Configure their environment properties so it automatically loads you
application on login, and ends their session when they quit your
application. Once you have that working, you can lock it down a bit
further. Disallow execution of things like explorer.exe, mmc.exe,
taskmgr.exe, iexplore.exe, and your user will have a hard time doing
anything you your database that you haven't allowed them to do
through your application.


--- In, "Alan McDonald" <alan@m...>
> > I have an application and is a generic ERP, that I
> > want to sell like final copy to the end user (box).
> >
> > If a user copy the file of the data base for another
> > computer, and have access like SYSDBA this user
> > obtains all.
> > I would like to know how to protect the data base of
> > reverse enginner, not allowing that user obtains all
> > access to open the data base of external way to
> > extract tables, stored procedures and triggers?
> > What I can do to protect?
> >
> > Thanks.
> >
> > Emerson Muniz
> > Brazil
> if you are giving them the file then there is very little that can
be done.
> One thing is to delete all your SP code and leave the BLR. This
isn't total
> protection but it can slow them down for 5 minutes.
> Otherwise there is nothing you can do.
> If you don't wnat anyone to have your file, then don't give it to
> Alan
> Here's a reply on this question recetnly from Geoff Worboys.

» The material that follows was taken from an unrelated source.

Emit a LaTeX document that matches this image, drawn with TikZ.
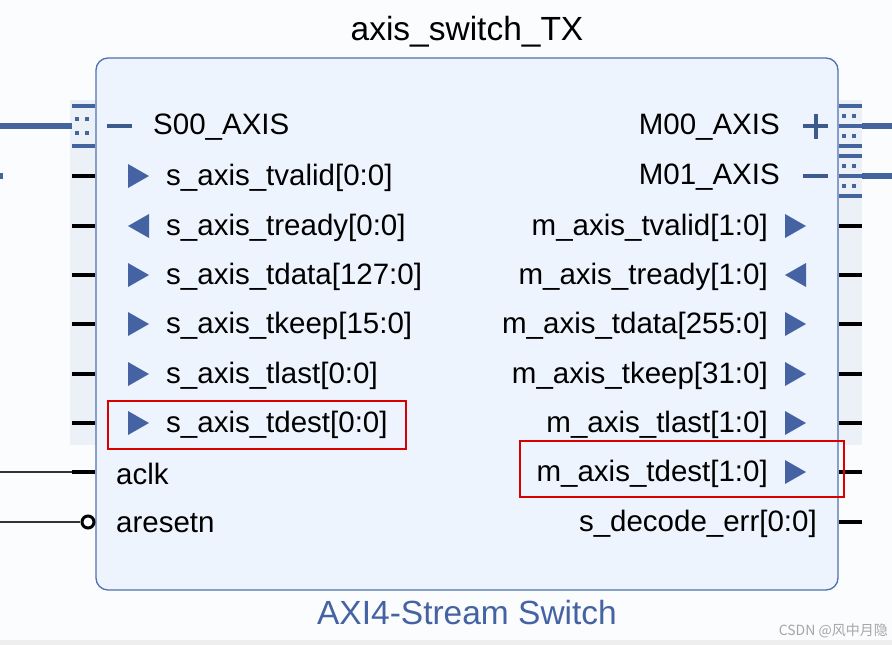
\documentclass[tikz,border=0pt]{standalone}
\usepackage{fontspec}
\setmainfont{Liberation Sans}
\newfontfamily\cjk{Noto Sans CJK SC}
\begin{document}
\begin{tikzpicture}[x=1pt,y=-1pt,
  every node/.style={inner sep=0pt,font=\fontsize{29.5}{34}\selectfont},
  big/.style={font=\fontsize{33.5}{38}\selectfont},
  stub/.style={line width=4pt,black},
  redbox/.style={draw=red!85!black,line width=1.2pt}]
\definecolor{busblue}{HTML}{44649F}
\definecolor{triblue}{HTML}{4563A3}
\definecolor{boxfill}{HTML}{EEF4FD}
\definecolor{boxline}{HTML}{5070B0}
\definecolor{bgw}{HTML}{FAFCFE}
\definecolor{bgband}{HTML}{ECF1F8}
\definecolor{bgbot}{HTML}{EEEEEE}
\path[use as bounding box,fill=bgw] (0,0) rectangle (892,645);
\fill[bgband] (70,100) rectangle (862,445);
\fill[bgbot] (0,640) rectangle (892,645);
\node (box) [draw=boxline,line width=1.3pt,fill=boxfill,rounded corners=12pt,minimum width=742pt,minimum height=532pt] at (467,324) {};
\node (title) [big] at (467,32) {axis\_switch\_TX};
\node (sub) [big,text=triblue] at (467,613) {AXI4-Stream Switch};
\node (wm) [text=gray!70,font=\cjk\fontsize{14}{16}\selectfont,anchor=east] at (888,631) {CSDN @风中月隐};
% bus icons
\foreach \y in {106,146} \fill[busblue] (72,\y-2) rectangle (95,\y+2);
\foreach \y in {119,133} \foreach \x in {77,87} \fill[busblue] (\x-2,\y-2) rectangle (\x+2,\y+2);
\fill[busblue] (0,123) rectangle (72,129);
\fill[busblue] (0,173) rectangle (3,179);
\foreach \y in {106,126,146,156,176,196} \fill[busblue] (839,\y-2) rectangle (862,\y+2);
\foreach \y in {116,136,166,186} \foreach \x in {844,854} \fill[busblue] (\x-2,\y-2) rectangle (\x+2,\y+2);
\fill[busblue] (862,123) rectangle (892,129);
\fill[busblue] (862,173) rectangle (892,179);
\fill[busblue!90!black] (107,124) rectangle (132,128);
\fill[busblue!90!black] (803,124) rectangle (828,128);
\fill[busblue!90!black] (813.5,114) rectangle (817.5,139);
\fill[busblue!90!black] (803,174) rectangle (828,178);
\node (s00) [anchor=west] at (153,127) {S00\_AXIS};
\node (m00) [anchor=east] at (780,127) {M00\_AXIS};
\node (m01) [anchor=east] at (780,177) {M01\_AXIS};
% left pins
\foreach \y/\t/\d in {176/s\_axis\_tvalid[0:0]/1,226/s\_axis\_tready[0:0]/0,275/s\_axis\_tdata[127:0]/1,324/s\_axis\_tkeep[15:0]/1,374/s\_axis\_tlast[0:0]/1,423/s\_axis\_tdest[0:0]/1}{
  \draw[stub] (72,\y) -- (95,\y);
  \ifnum\d=1 \fill[triblue] (128,\y-12) -- (149,\y) -- (128,\y+12) -- cycle;
  \else \fill[triblue] (149,\y-12) -- (128,\y) -- (149,\y+12) -- cycle; \fi
  \node[anchor=west] at (166,\y+1.5) {\t};
}
% right pins
\foreach \y/\t/\d in {226/m\_axis\_tvalid[1:0]/1,275/m\_axis\_tready[1:0]/0,324/m\_axis\_tdata[255:0]/1,374/m\_axis\_tkeep[31:0]/1,423/m\_axis\_tlast[1:0]/1,472/m\_axis\_tdest[1:0]/1}{
  \draw[stub] (839,\y) -- (862,\y);
  \ifnum\d=1 \fill[triblue] (785,\y-12) -- (806,\y) -- (785,\y+12) -- cycle;
  \else \fill[triblue] (806,\y-12) -- (785,\y) -- (806,\y+12) -- cycle; \fi
  \node[anchor=east] at (768,\y+1.5) {\t};
}
\draw[stub] (839,522) -- (862,522);
\node (err) [anchor=east] at (817,523.5) {s\_decode\_err[0:0]};
% clock/reset
\draw[line width=1.5pt,black!80] (0,472) -- (72,472);
\draw[stub] (72,472) -- (95,472);
\node (aclk) [anchor=west] at (116,473.5) {aclk};
\draw[line width=1.5pt,black!80] (0,522) -- (80,522);
\draw[line width=3pt] (88,522) circle (6);
\node (arst) [anchor=west] at (116,523.5) {aresetn};
\draw[redbox] (108,401) rectangle (406,449);
\draw[redbox] (520,441) rectangle (844,497);
\end{tikzpicture}
\end{document}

> > peraps any can help me to a method for protect my stored
> > proc and table design !!!
> Easy. Keep it only on your own computer, isolated from all
> networks and in a secure room on an encrypted drive which is
> biolocked to your retina scan. Then again even that is no
> guarantee. Actually this is semi-serious advice...

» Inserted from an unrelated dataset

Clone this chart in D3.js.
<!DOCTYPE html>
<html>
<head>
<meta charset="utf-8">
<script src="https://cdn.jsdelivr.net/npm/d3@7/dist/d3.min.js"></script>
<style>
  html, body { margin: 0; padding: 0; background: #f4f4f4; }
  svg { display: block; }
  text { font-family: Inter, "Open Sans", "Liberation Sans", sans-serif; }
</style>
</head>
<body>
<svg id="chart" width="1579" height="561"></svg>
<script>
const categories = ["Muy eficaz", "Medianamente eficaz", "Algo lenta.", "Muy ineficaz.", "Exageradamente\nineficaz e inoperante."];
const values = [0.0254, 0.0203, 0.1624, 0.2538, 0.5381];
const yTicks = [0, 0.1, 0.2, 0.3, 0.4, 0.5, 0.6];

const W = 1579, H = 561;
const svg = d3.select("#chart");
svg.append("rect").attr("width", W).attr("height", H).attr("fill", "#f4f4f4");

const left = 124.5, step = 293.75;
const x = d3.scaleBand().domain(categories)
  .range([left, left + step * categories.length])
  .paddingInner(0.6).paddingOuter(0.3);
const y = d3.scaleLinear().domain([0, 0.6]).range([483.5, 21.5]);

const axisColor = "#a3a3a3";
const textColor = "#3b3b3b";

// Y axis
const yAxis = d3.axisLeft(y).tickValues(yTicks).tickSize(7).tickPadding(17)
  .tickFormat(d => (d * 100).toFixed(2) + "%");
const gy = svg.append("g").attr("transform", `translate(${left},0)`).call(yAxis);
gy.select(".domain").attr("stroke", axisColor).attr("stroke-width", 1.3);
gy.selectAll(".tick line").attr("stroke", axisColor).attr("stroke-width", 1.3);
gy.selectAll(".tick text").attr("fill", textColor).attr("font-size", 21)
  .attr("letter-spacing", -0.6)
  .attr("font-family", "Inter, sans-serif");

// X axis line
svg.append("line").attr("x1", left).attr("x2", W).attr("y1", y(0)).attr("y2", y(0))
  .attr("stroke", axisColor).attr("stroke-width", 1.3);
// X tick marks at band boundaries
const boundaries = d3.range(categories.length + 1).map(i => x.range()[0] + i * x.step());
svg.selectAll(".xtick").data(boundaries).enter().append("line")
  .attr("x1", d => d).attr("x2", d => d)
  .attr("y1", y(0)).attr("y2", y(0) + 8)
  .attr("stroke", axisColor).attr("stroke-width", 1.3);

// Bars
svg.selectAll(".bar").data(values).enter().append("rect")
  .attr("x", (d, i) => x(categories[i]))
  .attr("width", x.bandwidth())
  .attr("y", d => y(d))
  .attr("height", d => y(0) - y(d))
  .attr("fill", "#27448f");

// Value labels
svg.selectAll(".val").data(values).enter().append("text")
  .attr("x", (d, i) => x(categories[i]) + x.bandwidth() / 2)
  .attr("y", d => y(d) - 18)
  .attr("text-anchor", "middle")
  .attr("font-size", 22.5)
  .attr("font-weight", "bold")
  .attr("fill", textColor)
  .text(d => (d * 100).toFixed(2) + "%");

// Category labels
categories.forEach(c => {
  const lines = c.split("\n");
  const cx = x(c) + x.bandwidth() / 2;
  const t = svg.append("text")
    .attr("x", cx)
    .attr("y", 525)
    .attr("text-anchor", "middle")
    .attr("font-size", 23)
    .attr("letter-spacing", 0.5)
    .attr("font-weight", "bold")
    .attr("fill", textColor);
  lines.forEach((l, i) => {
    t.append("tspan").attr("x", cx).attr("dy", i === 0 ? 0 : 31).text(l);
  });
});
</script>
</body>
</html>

> If you believe you have some wonderful ways of designing a
> database that you really really want to keep secret from the
> rest of the world then the only way you would do it using FB
> is to host the server yourself and have all your clients
> connect to your server. That way you can lock down your db
> file and restrict clients such that they never have direct
> access to the db file or its metadata.
> OTOH if you want to distribute your system then you have to
> start making compromises on your security expectations.
> (Note: We are talking about security over metadata, not
> security over user data. The issue of securing metadata from
> legitimate users of the system is quite different to securing
> the system from external/unwanted visitors.)

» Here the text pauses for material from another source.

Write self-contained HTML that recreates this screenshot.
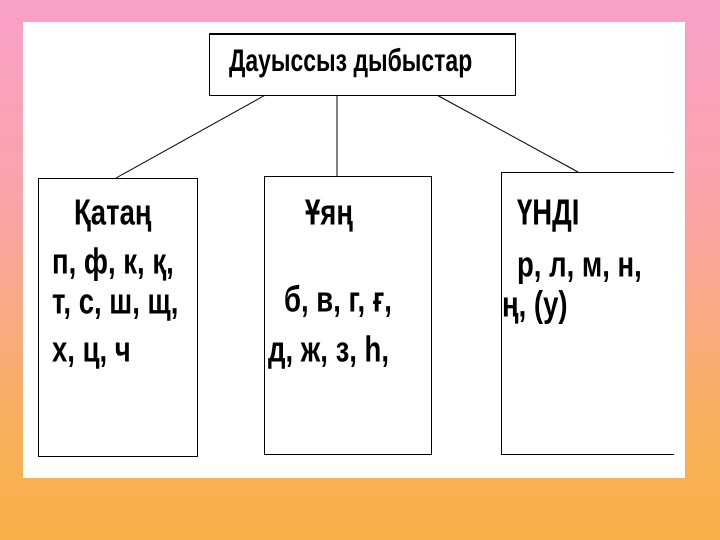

> The main aspect at issue here is that FB security is predicated
> on the idea that the server should be running on an adequately
> secure hardware and operating system ("adequate" is dependent
> on the level of security needed) and that the database file is
> located in a directory that is not accessible directly from
> the network. Thus network users cannot directly see or access
> the database file - and so are restricted to making access
> through the FB server process.
> However if a user has legitimate access to the database file,
> as would an administrator of the server (typically one of your
> clients), then there is no stopping such a person from copying
> the database to another location where the database can be
> analysed using a SYSDBA password on that alternative system.
> (And even the copy step is not needed if the legitimate client
> has the SYSDBA password for the original server - and in all
> my installations this is the case.)
> So the question is; Can metadata be protected from such
> legitimate users of a system?
> The simple answer is; No.
> Before running off and swearing at FBs inadequacy, first think
> about what you are asking - and whether it is really practical.
> Then consider some of the commercial alternatives our there
> and question whether they really offer any greater security
> in this regard, other than possibly some security by obscurity.
> Lets just say that FB had encryption on metadata. Who has the
> key to decrypt it? If a client running the server has the key
> (in order to be able to open the database) then you are left
> in the same position as if the stuff was not encrypted. (ie.
> You cant use security by obscurity on an open source project,
> anyone with the key will have the encryption algorithm and so
> be able to extract your full database details.)
> I guess you could have the client phone you every time they
> want to start their server, then you can dial in and enter the
> key for them - but then you are relying on them not installing
> some sort of monitoring software to detect what you have
> entered.
> To get security by obscurity you could compile your own
> version of FB with your own encryption algorithms etc. That
> would make things a bit more difficult for anyone determined
> to discover your secrets - but then they just copy your exes
> and well as the database.
> I see someone has recommended that you remove metadata source,
> distributing only BLR, in an effort to protect your SP and
> trigger code. My advice... Dont bother.
> BLR is easy to decode, and SP and Trigger code is never so
> complicated that the uncommented result would be much of a
> problem to decipher. Removing the source code just makes it
> more difficult for legitimate maintenance concerns, it does
> not stop your metadata escaping.
> Consider what happens when you distribute your compiled
> executables. There are plenty of decompilers out there. Once
> a person discovers what libraries your code was compiled with,
> isolating the results to only your own "secret" code makes the
> whole process much faster. Have you written to Borland, MS or
> whoever requesting that they somehow encrypt their compiled
> binaries?
> And aside from all that - there is a good chance that it would
> not even be necessary to extract your database metadata. Much
> about a system can be determined by the way it behaves. There
> are very few database applications that I have interacted with
> that I could not make some pretty accurate guesses about even
> if I never saw the source.
> Then there is the philosophical question of why you would
> choose an open source database product to build a closed source
> database. But thats a whole different argument.
> Side Note: If you are interested in having your database
> file encrypted there are products like PGPDisk, BestCrypt and
> so on that can be used to create an encrypted volume. The db
> file could be located on such a volume so that anyone starting
> the server without the key cannot access the file. But then
> you revert to my question at the top about who has the key and
> whether this gives you what you need. It does not protect
> metadata but for clients wanting extra security this can
> provide excellent added security for their data (provided they
> dont mind manually remounting the volume whenever the server
> restarts), especially if the server environment not secure
> (eg: when office is unattended out of hours).